Beth beamed with pride. “He’s working in the kitchen, didn’t
want to come out. He’d be so pleased if you went in and said something.”

“Of course I will.”

“He’s got a bit of a crush on you, I think.”

She found Jason and another boy on the edge of the parking lot
behind the kitchen. Three white vans nosed into the diagonal
spaces not twenty feet from him. Each had bumper stickers. She did
her best to ignore the alarm that clicked on in the pit of her stomach. David was right, she was becoming paranoid about white vans;
if she reported every one she saw to Gary, he would dismiss her as a
flake. Jason hid his cigarette behind his back when he saw her.

“I don’t care if you smoke, Jason,” she said. “I just want to thank
you so much for everything you did, all those flyers and posters. I
wish you’d come in and see Bailey.”

He bobbed his head, took his baseball cap off, smoothed his
hair, and put it on again. “Nah.”

A piece of cherry licorice dangled from the mouth of the boy beside him. He kicked Jason in the shin.

Jason said, “This is Bender.” Another gawky boy with bad skin
and baggy clothes. “He helped too.”

“Then why don’t you both come inside? My husband would like
to meet you both and thank you.”

“Not me,” Bender said.

Jason’s shoulders squirmed.

Their shyness touched Dana at the same time she found it mildly
irritating. “Shall I bring him out here, then?”

“We gotta go.” Jason’s cheeks were the color of the licorice vine.

“You’re sure?”

Jason dropped his cigarette and ground it under the toe of his
Dr. Martens.

“We’re cool,” Bender said.

As Dana turned to go back into the kitchen, Bender said, “Your
husband, when they get the guy, he gonna be his lawyer?”

Dana took a second to untangle Bender’s syntax. “No. That
would be called a conflict of interest.”

“But he’s that other guy’s lawyer, the one did the little girl.”

Did. The way Bender used the word freighted it with ugly meaning.

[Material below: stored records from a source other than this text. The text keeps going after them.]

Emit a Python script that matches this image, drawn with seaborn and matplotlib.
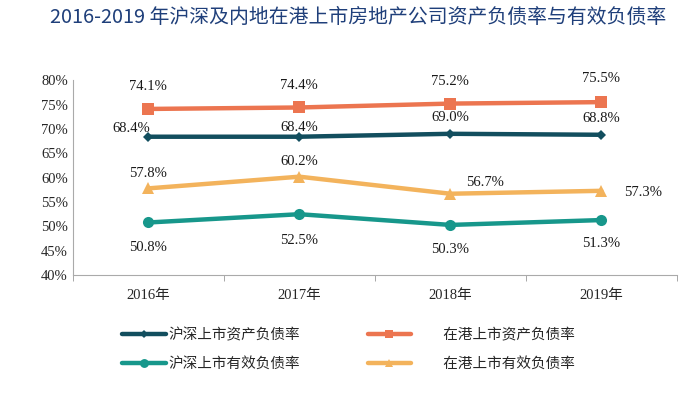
import numpy as np
import pandas as pd
import matplotlib
matplotlib.use('Agg')
import matplotlib.pyplot as plt
import seaborn as sns

# ============================================= data

years = ['2016年', '2017年', '2018年', '2019年']
hs_asset = [68.4, 68.4, 69.0, 68.8]
hk_asset = [74.1, 74.4, 75.2, 75.5]
hs_eff = [50.8, 52.5, 50.3, 51.3]
hk_eff = [57.8, 60.2, 56.7, 57.3]
series_names = ['沪深上市资产负债率', '在港上市资产负债率', '沪深上市有效负债率', '在港上市有效负债率']

# ============================================= style

sns.set_style('white')
plt.rcParams['font.family'] = ['Liberation Serif', 'Noto Sans CJK SC']

colors = ['#124e5e', '#ec7550', '#17978b', '#f3b35c']
markers = ['D', 's', 'o', '^']
msizes = [5, 8, 8, 8]

df = pd.DataFrame({'year': years * 4,
                   'value': hs_asset + hk_asset + hs_eff + hk_eff,
                   'series': np.repeat(series_names, 4)})

fig = plt.figure(figsize=(7, 3.97), dpi=100)
ax = fig.add_axes([0.104, 0.307, 0.863, 0.491])

for i, name in enumerate(series_names):
    sub = df[df['series'] == name]
    sns.lineplot(x='year', y='value', data=sub, ax=ax, color=colors[i], lw=3.2,
                 marker=markers[i], markersize=msizes[i], markeredgewidth=0,
                 label=name, sort=False)

# data labels (offsets in points)
offsets = {
    0: [(-12, 6), (0, 7), (0, 12), (0, 12)],
    1: [(0, 16), (0, 16), (0, 16), (0, 17)],
    2: [(0, -18), (0, -19), (0, -18), (0, -17)],
    3: [(0, 11), (0, 11), (25, 8), (30, -1)],
}
vals = [hs_asset, hk_asset, hs_eff, hk_eff]
for i, v in enumerate(vals):
    for j, y in enumerate(v):
        ax.annotate(f'{y:.1f}%', (j, y), xytext=offsets[i][j], textcoords='offset points',
                    ha='center', va='center', fontsize=10.5, color='#1a1a1a')

ax.set_xlim(-0.5, 3.5)
ax.set_ylim(40, 80)
ax.set_yticks(np.arange(40, 81, 5))
ax.set_yticklabels([f'{t}%' for t in range(40, 81, 5)], fontsize=10.5)
ax.set_xticks(range(4))
ax.set_xticklabels(years, fontsize=10.5)
ax.set_xticks(np.arange(-0.5, 4, 1), minor=True)
ax.tick_params(axis='x', which='major', length=0, pad=10)
ax.tick_params(axis='x', which='minor', length=4, color='#999999', direction='out', bottom=True)
ax.tick_params(axis='y', length=0)
ax.set_xlabel('')
ax.set_ylabel('')
for s in ['top', 'right']:
    ax.spines[s].set_visible(False)
for s in ['left', 'bottom']:
    ax.spines[s].set_color('#aaaaaa')

# legend: row 1 = asset ratios, row 2 = effective ratios
handles, labels = ax.get_legend_handles_labels()
labels = ['\u3000\u3000' + l if k in (1, 3) else l for k, l in enumerate(labels)]
order = [0, 2, 1, 3]
ax.legend([handles[k] for k in order], [labels[k] for k in order],
          loc='upper left', bbox_to_anchor=(0.06, -0.205), ncol=2, frameon=False,
          columnspacing=4.6, handlelength=3.0, handletextpad=0.2,
          labelspacing=1.0, markerscale=0.8,
          prop={'family': ['Noto Sans CJK SC'], 'size': 10.5})

fig.text(0.072, 0.955, '2016-2019 年沪深及内地在港上市房地产公司资产负债率与有效负债率',
         fontsize=14.3, color='#1f3f7a', va='center',
         family=['Noto Sans CJK SC'])

fig.savefig('out.png', dpi=100)
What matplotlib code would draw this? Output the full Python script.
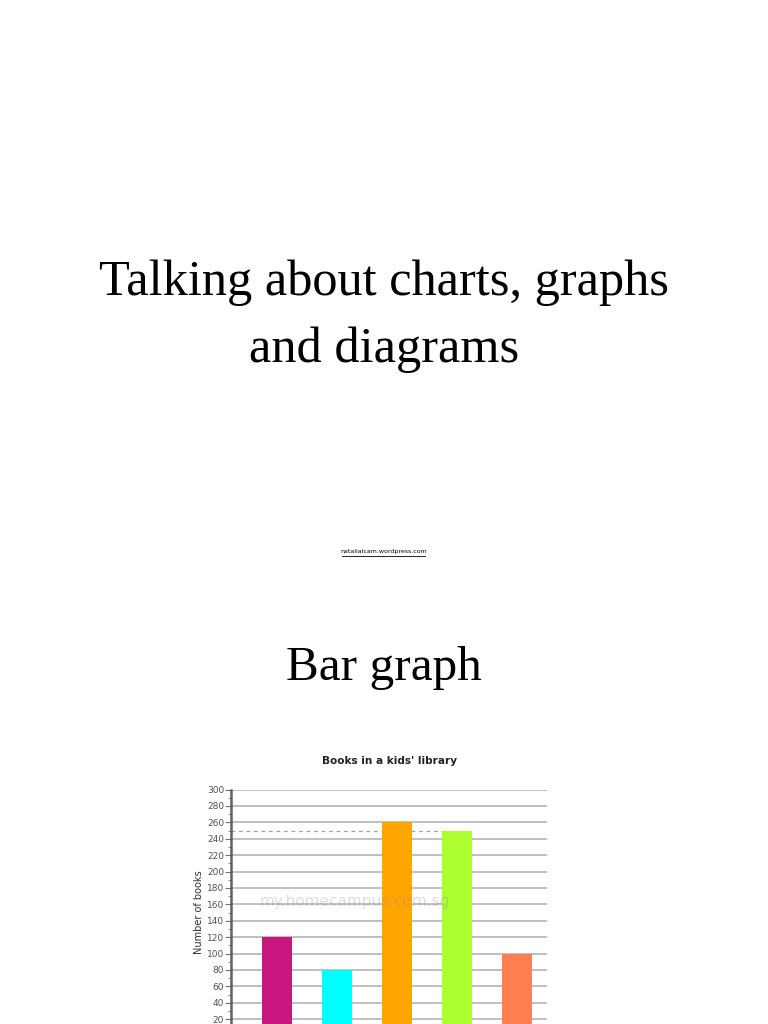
import numpy as np
import matplotlib.pyplot as plt

# data of the bar chart
categories = ['A', 'B', 'C', 'D', 'E']
books = [120, 80, 260, 250, 100]
bar_colors = ['#c8177f', '#00ffff', '#ffa500', '#adff2f', '#ff7f50']
y_ticks = list(range(20, 301, 20))
ref_value = 250

W, H = 768, 1024
fig = plt.figure(figsize=(W / 100, H / 100), dpi=100)

# slide texts
fig.text(0.5, 1 - 283 / H, 'Talking about charts, graphs', ha='center', va='center',
         fontsize=36.3, family='Liberation Serif', color='black')
fig.text(0.5, 1 - 350 / H, 'and diagrams', ha='center', va='center',
         fontsize=36.3, family='Liberation Serif', color='black')
fig.text(0.5, 1 - 551 / H, 'natalialcam.wordpress.com', ha='center', va='center',
         fontsize=4.5, color='black')
fig.add_artist(plt.Line2D([342 / W, 425 / W], [1 - 556 / H, 1 - 556 / H],
                          color='black', lw=0.6))
fig.text(0.5, 1 - 668 / H, 'Bar graph', ha='center', va='center',
         fontsize=35.5, family='Liberation Serif', color='black')

# chart
ax = fig.add_axes([231 / W, -11.5 / H, 316 / W, 246 / H])
x = np.arange(len(categories))
ax.set_axisbelow(True)
ax.grid(axis='y', color='#b4b4b4', lw=1.2)
ax.bar(x, books, width=0.5, color=bar_colors, zorder=3)
ax.plot([-0.77, x[3] - 0.25], [ref_value, ref_value], ls=(0, (3, 3)),
        color='#a0a0a0', lw=0.9, zorder=2)
# faint watermark over the plot
ax.text(1.3, 163, 'my.homecampus.com.sg', ha='center', va='center',
        fontsize=11, color='#909090', alpha=0.3, zorder=4)

ax.set_xlim(-0.767, 4.5)
ax.set_ylim(0, 300)
ax.set_yticks(y_ticks)
ax.set_yticks(range(10, 301, 20), minor=True)
ax.set_xticks([])
ax.tick_params(axis='y', which='major', labelsize=6.5, labelcolor='#505050',
               color='#707070', length=4, width=0.8, pad=1)
ax.tick_params(axis='y', which='minor', color='#707070', length=2, width=0.6)
for s in ['top', 'right', 'bottom']:
    ax.spines[s].set_visible(False)
ax.spines['left'].set_color('#606060')
ax.spines['left'].set_linewidth(1.8)

ax.set_ylabel('Number of books', fontsize=7, color='#303030', labelpad=2)
fig.text(390 / W, 1 - 761 / H, "Books in a kids' library", ha='center', va='center',
         fontsize=7.6, fontweight='bold', color='#222222')

fig.savefig('out.png', dpi=100, facecolor='white')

“David’s defending Frank Filmore because it’s his job. He’s a defense attorney. It’s nothing personal.”

Bender shoved the licorice deeper into his mouth. “I don’t get
how he can do that.”

Jason said, “You won’t tell my grandma I was smoking?”

“No, Jason,” she said, laying her hand against his cheek and ignoring Bender. “Not a word.”

That evening, as they moved through the house, closing it down
for the night, Dana told David about her conversation.

“What kind of a name is that? Bender?”

She shrugged. “Don’t ask me. He was a creep.”

“So’s Jason.”

“No, he’s not. He’s just gawky and awkward.” Dana twisted the
front-door lock. “Plus, Beth says he’s got a crush on me, which explains why he can barely put two words together when I’m around.”

She looked behind her. David had dropped onto the couch in the
dark living room. “Come to bed,” she said and held out her hand.

“God, I’m glad that thing’s over.” He patted the cushion beside
him. “I hope everyone’s just going to ignore us from now on. Let us
get back to ordinary.”

She sat next to him. “You seemed to be enjoying yourself.”

“Yeah, well, Bay wasn’t. If I’d let her, she’d of cut and run. You
notice how she sort of zones out?”

“It’ll pass,” Dana said.

They were silent for a few moments.

“Maybe Gary’s right. Maybe we should get her to talk to someone.

“Talk?”

“I mean someone who’d make her talk.”

“Hasn’t she suffered enough? You want to make it worse?”

The radio was on, tuned to a classical station. Bach, Dana
thought. Orderly music for a more orderly time.

“If I hadn’t taken the Filmore case it never would have happened.”

David was probably right, but she told him he wasn’t. It was
the same when he had a bad game. The quarterback’s wife never
mentioned the slow footwork, the wobbly passes or fumbled
snaps.

“It was my fault,” she said. “I shouldn’t have let her out of my
sight. She was too excited. I shouldn’t have trusted her alone.”

“When I was in law school Gracie and I used to talk about the
risks a defense attorney has to take. Back then it sounded kind of
exciting. When you’re young you don’t think about how everything
changes if you have a kid.”

“You do good work, David; you know you do. Think about that boy last year; he would have gone to prison for something he didn’t
do-“

“Shit, Dana, he was guilty.”

“Well, even so, it was his first offense. He didn’t deserve to go to
prison.”

“Youth Authority can be just as bad.”